Berge & Berge, LLP Blog

Monday, February 22, 2016

Complications Involving Gifts to Caregivers in California

What difficulties arise when an individual makes a caregiver a beneficiary? 

The California Probate Code, in its attempt to protect incapacitated, vulnerable people, can make it difficult for an individual to leave assets to a caregiver. This is because the Code contains a presumption that bequests made to certain individuals in caregiving positions are the result of fraud or undue influence. While the intentions of the California government are clearly to protect the incapacitated person from coercion and/or abuse, this regulation sometimes backfires, restricting the testator from bestowing a gift upon whatever person he or she chooses.

Reasons for Presumption

 It is clear that, if an individual makes changes to his or her estate plan while under a non-relative's care, designating the caregiver as a new beneficiary, there is room for suspicion.

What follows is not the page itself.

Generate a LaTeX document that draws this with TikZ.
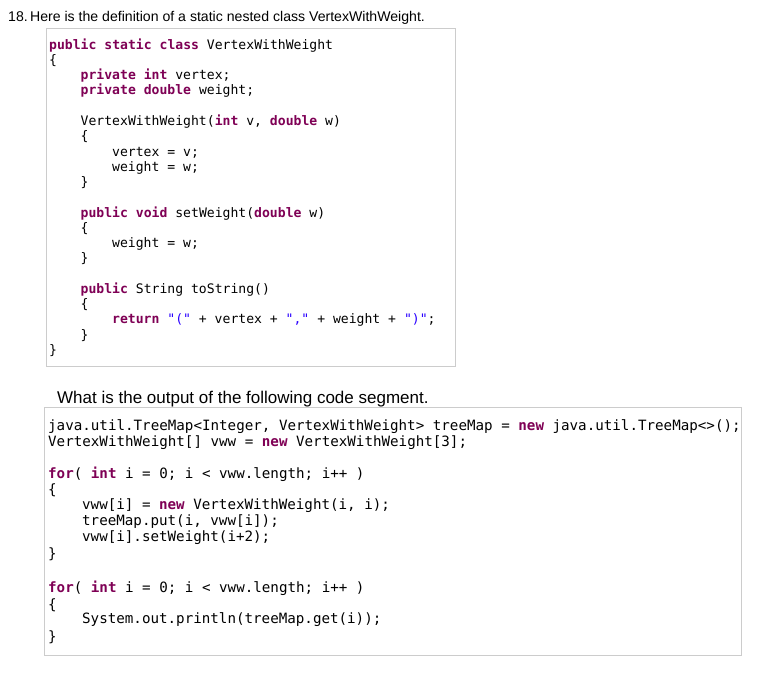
\documentclass[tikz,border=0pt]{standalone}
\usepackage{fontspec}
\setmainfont{Liberation Sans}
\newfontfamily\codefont{DejaVu Sans Mono}
\definecolor{kwc}{HTML}{7F0055}
\definecolor{strc}{HTML}{2A00FF}
\newcommand{\kw}[1]{\textcolor{kwc}{\bfseries #1}}
\newcommand{\st}[1]{\textcolor{strc}{#1}}
\begin{document}
\begin{tikzpicture}[x=1pt,y=-1pt,
  ca/.style={anchor=west,inner sep=0pt,font=\codefont\fontsize{13.1}{14}\selectfont},
  cb/.style={anchor=west,inner sep=0pt,font=\codefont\fontsize{14.2}{15}\selectfont},
  hd/.style={anchor=base west,inner sep=0pt,font=\fontsize{14.1}{17}\selectfont},
  hdb/.style={anchor=base west,inner sep=0pt,font=\fontsize{17}{19}\selectfont},
  box/.style={draw=black!20,line width=0.8pt}]
\useasboundingbox[fill=white] (0,0) rectangle (768,673);
\node[hd] (h1) at (8,21) {18.\,Here is the definition of a static nested class VertexWithWeight.};
\draw[box] (46,28) rectangle (455,366);
\def\a{49}\def\b{80.5}\def\c{112}
\node[ca] (l1) at (\a,46) {\kw{public} \kw{static} \kw{class} VertexWithWeight};
\node[ca] (l2) at (\a,61) {\{};
\node[ca] (l3) at (\b,76) {\kw{private} \kw{int} vertex;};
\node[ca] (l4) at (\b,91) {\kw{private} \kw{double} weight;};
\node[ca] (l5) at (\b,122) {VertexWithWeight(\kw{int} v, \kw{double} w)};
\node[ca] (l6) at (\b,137) {\{};
\node[ca] (l7) at (\c,153) {vertex = v;};
\node[ca] (l8) at (\c,168) {weight = w;};
\node[ca] (l9) at (\b,183) {\}};
\node[ca] (l10) at (\b,214) {\kw{public} \kw{void} setWeight(\kw{double} w)};
\node[ca] (l11) at (\b,229) {\{};
\node[ca] (l12) at (\c,244) {weight = w;};
\node[ca] (l13) at (\b,259) {\}};
\node[ca] (l14) at (\b,290) {\kw{public} String toString()};
\node[ca] (l15) at (\b,305) {\{};
\node[ca] (l16) at (\c,320) {\kw{return} \st{"("} + vertex + \st{","} + weight + \st{")"};};
\node[ca] (l17) at (\b,336) {\}};
\node[ca] (l18) at (\a,351) {\}};
\node[hdb] (h2) at (57,403) {What is the output of the following code segment.};
\draw[box] (44,407) rectangle (741,655);
\def\d{48}\def\e{82}
\node[cb] (m1) at (\d,427) {java.util.TreeMap<Integer, VertexWithWeight> treeMap = \kw{new} java.util.TreeMap<>();};
\node[cb] (m2) at (\d,443) {VertexWithWeight[] vww = \kw{new} VertexWithWeight[3];};
\node[cb] (m3) at (\d,474) {\kw{for}( \kw{int} i = 0; i < vww.length; i++ )};
\node[cb] (m4) at (\d,490) {\{};
\node[cb] (m5) at (\e,506) {vww[i] = \kw{new} VertexWithWeight(i, i);};
\node[cb] (m6) at (\e,522) {treeMap.put(i, vww[i]);};
\node[cb] (m7) at (\e,538) {vww[i].setWeight(i+2);};
\node[cb] (m8) at (\d,554) {\}};
\node[cb] (m9) at (\d,588) {\kw{for}( \kw{int} i = 0; i < vww.length; i++ )};
\node[cb] (m10) at (\d,605) {\{};
\node[cb] (m11) at (\e,620) {System.out.println(treeMap.get(i));};
\node[cb] (m12) at (\d,637) {\}};
\end{tikzpicture}
\end{document}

In order to address the issue of possible abuse by the caregivers of dependent adults, the California Probate Code makes the presumption that transfers made in such situations are fraudulent, with the caregiver having used "undue influence" to coerce the action. 

While the Probate Code offers protection against abuse, it can also stymie genuine attempts on the part of the testator to provide a generous gift to someone to whom the testator is deeply grateful. Though it is tragic to contemplate the caregiver of a defenseless person being manipulative or abusive, it is also sad to think of that same defenseless person not being able to act volitionally to reward someone they care about. This presumption of fraudulence may be viewed by some as a presumption of guilt, something our legal system forbids.

When it has to be proven that there is no fraud involved

According to Probate Code Section 21380, there are three situations in which "clear and convincing evidence" has to be provided that the bequest (donative transfer) was not the result of fraud or undue influence. These categories are:

  • When the beneficiary is the individual who drafted the instrument
  • When the beneficiary is in a fiduciary relationship with the testator
  • When the beneficiary is the caregiver of the testator, the latter being a dependent adult

The presumption of fraud extends to relatives, cohabitants and employees of any of the three individuals mentioned, and to anyone affiliated with the law firm that drafts the documents.

It should be noted that, if a donative transfer is made to an individual in any of these categories and that person is unable to prove the legitimate intent of the deceased, not only will the designated recipient not inherit, but that individual will be responsible for attorney's fees incurred during the contesting of the gift.

How to avoid presumption when the gift is legitimate

While it is clear that the Probate Code is designed to be protective of the most vulnerable among us, it is important to know how to guarantee that your last wishes are not second-guessed after you die. The way to ensure that presumption of fraud doesn't occur when a transfer of assets is legitimate and desired is to have such gifts reviewed by an independent attorney.

The attorney must counsel the person making the bequest in the absence of any heir or beneficiary. In this way the lawyer can presumably determine whether undue influence or fraud is present. The attorney can then issue a Certificate of Independent Review (CIR) which will ensure the bequest is legitimate

There is no substitute for a skilled, impartial, untrustworthy attorney

Although CIRs clearly can be helpful is protecting your estate from unscrupulous caregivers or financial advisors, they are not a perfect solution to avoiding fraud. First of all, it is essential that the attorney who issues the CIR be completely trustworthy. Second, it is wise to include trusted medical professionals in the process -- very few attorneys are trained to be capable of making a determination of mental competency.

The situation can be further complicated by the variety of nontraditional living and care arrangements in today's world. These days, "family" members are not necessarily biologically related, or related by adoption or marriage. It is, therefore, necessary that you work with a knowledgeable estate planning attorney when you want to leave assets to a life partner to whom you are not married or with whom you do not reside, or to a beloved friend or caregiver who has stood by and supported you. Without the diligent work of an adept attorney, you run the risk of having Probate Code presumption nullify your wishes.